Of course this is a proposal for a communist kind unity, and therefore it
can not be so lax as a simple proposal for a United Front. However, the
same laws apply because there is such a thing as the "palium of Marxism" and
therefor,e the formulation of such proposals to other communist parties in
so many different parts of the world, with such different immediate
interests, are as a general rule, that much more flexible and "compromising"
than the formulations of an advance leader can be when speaking for the
advancement of theoretical understanding.
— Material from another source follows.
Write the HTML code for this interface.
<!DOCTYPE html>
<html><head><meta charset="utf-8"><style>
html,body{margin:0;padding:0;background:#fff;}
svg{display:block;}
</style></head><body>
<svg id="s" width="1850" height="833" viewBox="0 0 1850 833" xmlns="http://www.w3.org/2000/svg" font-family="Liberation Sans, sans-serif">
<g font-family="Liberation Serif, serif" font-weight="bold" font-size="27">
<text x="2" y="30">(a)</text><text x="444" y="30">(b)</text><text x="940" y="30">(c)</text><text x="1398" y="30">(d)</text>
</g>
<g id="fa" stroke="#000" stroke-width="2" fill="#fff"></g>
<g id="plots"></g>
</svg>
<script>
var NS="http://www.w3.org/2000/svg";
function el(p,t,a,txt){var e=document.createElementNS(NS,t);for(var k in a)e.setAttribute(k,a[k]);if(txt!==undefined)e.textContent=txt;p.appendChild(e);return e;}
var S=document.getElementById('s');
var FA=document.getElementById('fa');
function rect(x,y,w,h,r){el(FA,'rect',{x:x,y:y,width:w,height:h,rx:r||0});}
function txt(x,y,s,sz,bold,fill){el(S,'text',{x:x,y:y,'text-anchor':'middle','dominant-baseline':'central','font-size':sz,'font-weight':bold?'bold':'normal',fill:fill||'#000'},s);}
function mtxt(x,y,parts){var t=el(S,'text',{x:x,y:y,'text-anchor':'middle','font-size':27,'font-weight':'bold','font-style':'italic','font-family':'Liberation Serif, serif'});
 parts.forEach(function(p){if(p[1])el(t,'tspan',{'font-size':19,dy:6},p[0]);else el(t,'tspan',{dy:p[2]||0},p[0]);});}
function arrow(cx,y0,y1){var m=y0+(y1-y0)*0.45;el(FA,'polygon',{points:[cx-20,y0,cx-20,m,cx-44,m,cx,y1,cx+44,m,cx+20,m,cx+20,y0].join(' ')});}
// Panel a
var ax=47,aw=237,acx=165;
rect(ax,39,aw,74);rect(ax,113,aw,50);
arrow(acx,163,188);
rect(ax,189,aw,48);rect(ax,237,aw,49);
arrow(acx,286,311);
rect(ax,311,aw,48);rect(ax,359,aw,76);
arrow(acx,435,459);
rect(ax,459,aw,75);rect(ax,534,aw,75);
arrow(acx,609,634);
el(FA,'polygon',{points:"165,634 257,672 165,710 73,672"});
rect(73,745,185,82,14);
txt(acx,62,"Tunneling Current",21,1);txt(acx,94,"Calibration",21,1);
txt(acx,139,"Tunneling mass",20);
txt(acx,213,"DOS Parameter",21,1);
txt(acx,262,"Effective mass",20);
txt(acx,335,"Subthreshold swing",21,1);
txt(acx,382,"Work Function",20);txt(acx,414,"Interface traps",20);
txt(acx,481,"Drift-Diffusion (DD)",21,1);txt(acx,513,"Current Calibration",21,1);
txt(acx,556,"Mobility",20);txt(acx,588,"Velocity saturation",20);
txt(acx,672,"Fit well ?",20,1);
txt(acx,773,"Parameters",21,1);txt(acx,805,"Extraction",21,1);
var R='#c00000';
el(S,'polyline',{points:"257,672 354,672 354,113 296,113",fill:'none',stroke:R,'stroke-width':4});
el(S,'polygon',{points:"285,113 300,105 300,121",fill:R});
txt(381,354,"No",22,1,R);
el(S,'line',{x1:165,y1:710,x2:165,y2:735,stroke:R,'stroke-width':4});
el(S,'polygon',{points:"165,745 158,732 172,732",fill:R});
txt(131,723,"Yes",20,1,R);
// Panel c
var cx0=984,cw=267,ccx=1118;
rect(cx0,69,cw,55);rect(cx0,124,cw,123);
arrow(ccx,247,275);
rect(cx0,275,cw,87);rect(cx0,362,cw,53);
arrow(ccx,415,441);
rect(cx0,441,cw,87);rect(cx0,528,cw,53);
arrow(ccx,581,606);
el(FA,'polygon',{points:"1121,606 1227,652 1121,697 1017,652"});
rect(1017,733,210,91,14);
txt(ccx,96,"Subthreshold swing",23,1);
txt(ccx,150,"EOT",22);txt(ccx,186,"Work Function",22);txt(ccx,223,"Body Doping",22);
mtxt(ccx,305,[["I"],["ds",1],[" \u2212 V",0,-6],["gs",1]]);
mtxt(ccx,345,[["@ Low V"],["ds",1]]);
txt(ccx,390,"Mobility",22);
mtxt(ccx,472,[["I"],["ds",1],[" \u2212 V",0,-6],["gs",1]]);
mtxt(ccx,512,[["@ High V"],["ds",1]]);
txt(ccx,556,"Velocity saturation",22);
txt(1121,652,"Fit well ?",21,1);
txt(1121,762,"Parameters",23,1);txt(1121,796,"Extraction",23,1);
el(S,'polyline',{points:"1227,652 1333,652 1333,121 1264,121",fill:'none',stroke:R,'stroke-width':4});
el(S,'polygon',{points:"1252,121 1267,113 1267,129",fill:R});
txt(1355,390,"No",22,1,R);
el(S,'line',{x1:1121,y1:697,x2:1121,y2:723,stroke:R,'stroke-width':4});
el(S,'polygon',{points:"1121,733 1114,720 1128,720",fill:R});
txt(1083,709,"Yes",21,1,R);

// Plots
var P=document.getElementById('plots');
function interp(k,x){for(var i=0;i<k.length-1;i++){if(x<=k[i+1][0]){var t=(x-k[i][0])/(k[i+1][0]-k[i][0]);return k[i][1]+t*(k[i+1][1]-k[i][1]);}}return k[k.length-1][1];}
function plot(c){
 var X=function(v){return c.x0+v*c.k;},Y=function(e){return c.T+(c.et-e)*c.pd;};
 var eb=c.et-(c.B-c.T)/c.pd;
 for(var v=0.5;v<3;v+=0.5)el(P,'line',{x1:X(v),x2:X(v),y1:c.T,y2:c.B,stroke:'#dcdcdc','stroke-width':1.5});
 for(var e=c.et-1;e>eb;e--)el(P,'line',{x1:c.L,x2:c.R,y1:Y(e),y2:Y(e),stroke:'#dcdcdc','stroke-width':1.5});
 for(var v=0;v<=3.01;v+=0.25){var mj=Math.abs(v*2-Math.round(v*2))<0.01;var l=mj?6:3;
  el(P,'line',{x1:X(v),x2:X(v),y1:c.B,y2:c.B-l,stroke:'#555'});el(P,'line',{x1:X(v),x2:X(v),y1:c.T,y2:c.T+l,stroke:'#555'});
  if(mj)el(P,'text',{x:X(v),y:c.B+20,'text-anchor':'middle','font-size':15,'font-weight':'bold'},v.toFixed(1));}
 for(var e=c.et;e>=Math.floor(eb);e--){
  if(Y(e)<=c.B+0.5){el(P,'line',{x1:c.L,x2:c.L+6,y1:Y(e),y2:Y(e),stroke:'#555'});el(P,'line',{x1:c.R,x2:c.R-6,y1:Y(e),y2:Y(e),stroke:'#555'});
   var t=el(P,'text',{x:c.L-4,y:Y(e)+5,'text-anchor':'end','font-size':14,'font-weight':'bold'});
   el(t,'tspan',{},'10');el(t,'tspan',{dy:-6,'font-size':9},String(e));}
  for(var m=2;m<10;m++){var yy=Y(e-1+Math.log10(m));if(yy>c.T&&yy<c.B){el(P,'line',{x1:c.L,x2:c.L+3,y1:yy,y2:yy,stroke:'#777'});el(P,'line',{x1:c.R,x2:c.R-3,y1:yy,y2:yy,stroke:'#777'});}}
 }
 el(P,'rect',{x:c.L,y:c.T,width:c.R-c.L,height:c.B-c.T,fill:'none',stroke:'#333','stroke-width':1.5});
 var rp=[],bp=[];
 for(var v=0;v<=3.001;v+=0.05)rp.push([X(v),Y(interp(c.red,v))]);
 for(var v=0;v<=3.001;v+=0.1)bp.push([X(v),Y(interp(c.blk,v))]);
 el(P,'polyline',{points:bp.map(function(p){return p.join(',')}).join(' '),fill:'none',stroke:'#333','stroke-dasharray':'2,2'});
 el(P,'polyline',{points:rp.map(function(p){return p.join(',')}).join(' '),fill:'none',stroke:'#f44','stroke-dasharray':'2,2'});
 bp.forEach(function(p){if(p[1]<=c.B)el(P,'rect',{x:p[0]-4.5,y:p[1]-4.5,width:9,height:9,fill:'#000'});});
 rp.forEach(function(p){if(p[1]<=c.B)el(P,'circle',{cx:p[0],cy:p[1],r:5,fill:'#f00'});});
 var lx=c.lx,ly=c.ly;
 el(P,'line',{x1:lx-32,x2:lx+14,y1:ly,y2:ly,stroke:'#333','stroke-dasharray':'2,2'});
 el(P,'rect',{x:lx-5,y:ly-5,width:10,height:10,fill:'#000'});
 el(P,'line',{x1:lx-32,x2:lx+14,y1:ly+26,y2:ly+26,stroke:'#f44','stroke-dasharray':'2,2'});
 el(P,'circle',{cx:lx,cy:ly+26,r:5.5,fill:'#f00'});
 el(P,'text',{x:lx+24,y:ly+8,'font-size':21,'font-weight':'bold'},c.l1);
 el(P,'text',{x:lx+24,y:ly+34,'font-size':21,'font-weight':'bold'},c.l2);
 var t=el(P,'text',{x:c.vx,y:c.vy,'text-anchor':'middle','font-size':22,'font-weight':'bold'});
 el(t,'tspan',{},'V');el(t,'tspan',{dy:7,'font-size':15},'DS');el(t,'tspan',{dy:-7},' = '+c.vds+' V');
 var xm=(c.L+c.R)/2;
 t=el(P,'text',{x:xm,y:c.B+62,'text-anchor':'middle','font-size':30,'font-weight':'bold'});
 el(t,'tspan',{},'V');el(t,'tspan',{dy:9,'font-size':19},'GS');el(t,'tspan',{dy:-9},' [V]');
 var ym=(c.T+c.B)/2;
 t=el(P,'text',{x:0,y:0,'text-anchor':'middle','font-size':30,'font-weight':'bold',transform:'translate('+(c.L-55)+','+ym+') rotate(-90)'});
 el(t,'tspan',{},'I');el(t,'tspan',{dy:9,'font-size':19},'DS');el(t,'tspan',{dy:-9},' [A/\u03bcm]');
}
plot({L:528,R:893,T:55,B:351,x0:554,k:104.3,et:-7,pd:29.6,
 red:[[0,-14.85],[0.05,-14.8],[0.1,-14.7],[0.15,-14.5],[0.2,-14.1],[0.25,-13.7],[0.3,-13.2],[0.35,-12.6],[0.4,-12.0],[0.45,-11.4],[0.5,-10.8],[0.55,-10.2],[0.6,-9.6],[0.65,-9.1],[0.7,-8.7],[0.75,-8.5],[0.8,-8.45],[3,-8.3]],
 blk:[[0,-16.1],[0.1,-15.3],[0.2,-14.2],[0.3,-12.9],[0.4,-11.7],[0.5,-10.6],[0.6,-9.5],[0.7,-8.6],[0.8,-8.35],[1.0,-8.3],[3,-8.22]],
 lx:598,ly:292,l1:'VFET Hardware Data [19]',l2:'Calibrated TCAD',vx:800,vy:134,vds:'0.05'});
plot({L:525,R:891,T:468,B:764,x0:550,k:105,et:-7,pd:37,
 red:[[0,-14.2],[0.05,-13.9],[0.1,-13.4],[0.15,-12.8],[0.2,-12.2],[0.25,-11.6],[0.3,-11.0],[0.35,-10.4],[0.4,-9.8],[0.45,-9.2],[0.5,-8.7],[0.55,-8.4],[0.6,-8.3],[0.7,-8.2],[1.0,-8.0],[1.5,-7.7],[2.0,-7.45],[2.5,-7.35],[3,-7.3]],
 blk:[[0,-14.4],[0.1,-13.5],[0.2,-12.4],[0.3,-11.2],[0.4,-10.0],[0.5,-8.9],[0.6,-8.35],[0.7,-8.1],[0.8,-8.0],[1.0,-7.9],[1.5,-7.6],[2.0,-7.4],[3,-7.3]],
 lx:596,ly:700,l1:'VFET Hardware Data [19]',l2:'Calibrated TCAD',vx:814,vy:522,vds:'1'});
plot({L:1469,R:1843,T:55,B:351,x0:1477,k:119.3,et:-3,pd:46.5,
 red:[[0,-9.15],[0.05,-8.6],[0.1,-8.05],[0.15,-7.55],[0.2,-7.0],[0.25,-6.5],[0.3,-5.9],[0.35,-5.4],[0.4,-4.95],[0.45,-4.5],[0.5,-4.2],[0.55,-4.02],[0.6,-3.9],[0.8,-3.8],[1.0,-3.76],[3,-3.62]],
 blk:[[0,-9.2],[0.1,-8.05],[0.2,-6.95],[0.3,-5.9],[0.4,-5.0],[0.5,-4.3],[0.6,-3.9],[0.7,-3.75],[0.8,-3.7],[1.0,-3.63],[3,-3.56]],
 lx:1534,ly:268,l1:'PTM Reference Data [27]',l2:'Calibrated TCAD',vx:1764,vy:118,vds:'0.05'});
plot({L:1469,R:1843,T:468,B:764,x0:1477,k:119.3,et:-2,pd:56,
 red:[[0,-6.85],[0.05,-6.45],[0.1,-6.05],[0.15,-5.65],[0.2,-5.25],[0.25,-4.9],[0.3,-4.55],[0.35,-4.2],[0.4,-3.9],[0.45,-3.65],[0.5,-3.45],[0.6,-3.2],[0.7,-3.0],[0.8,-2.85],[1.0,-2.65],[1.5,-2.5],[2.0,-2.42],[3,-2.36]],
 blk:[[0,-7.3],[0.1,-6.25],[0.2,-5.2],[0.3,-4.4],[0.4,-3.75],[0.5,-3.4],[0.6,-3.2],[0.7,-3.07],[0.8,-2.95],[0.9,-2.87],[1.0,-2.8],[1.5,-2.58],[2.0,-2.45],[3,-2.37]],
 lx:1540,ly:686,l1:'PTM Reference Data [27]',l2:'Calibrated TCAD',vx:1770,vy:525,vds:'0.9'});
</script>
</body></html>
That is not to say that the PCCH would have made an opportunist proposal,
only that sometime that kind of formulations, can be also interpreted in a
revisionist manner - and also in an ultra-left way - as happened with all
kinds of Congress Resolutions in the history of the International Communist
Movement.

Adolfo Olaechea


PS: All quotations from Chairman Gonzalo in this mailer, are from his work
"On Rectification Campaign", published in May 1992 by Committee Sol-Peru,
London, and the editing work was done mainly by Comrade Barry Levy, your
fellow Australian on behalf of the Committee.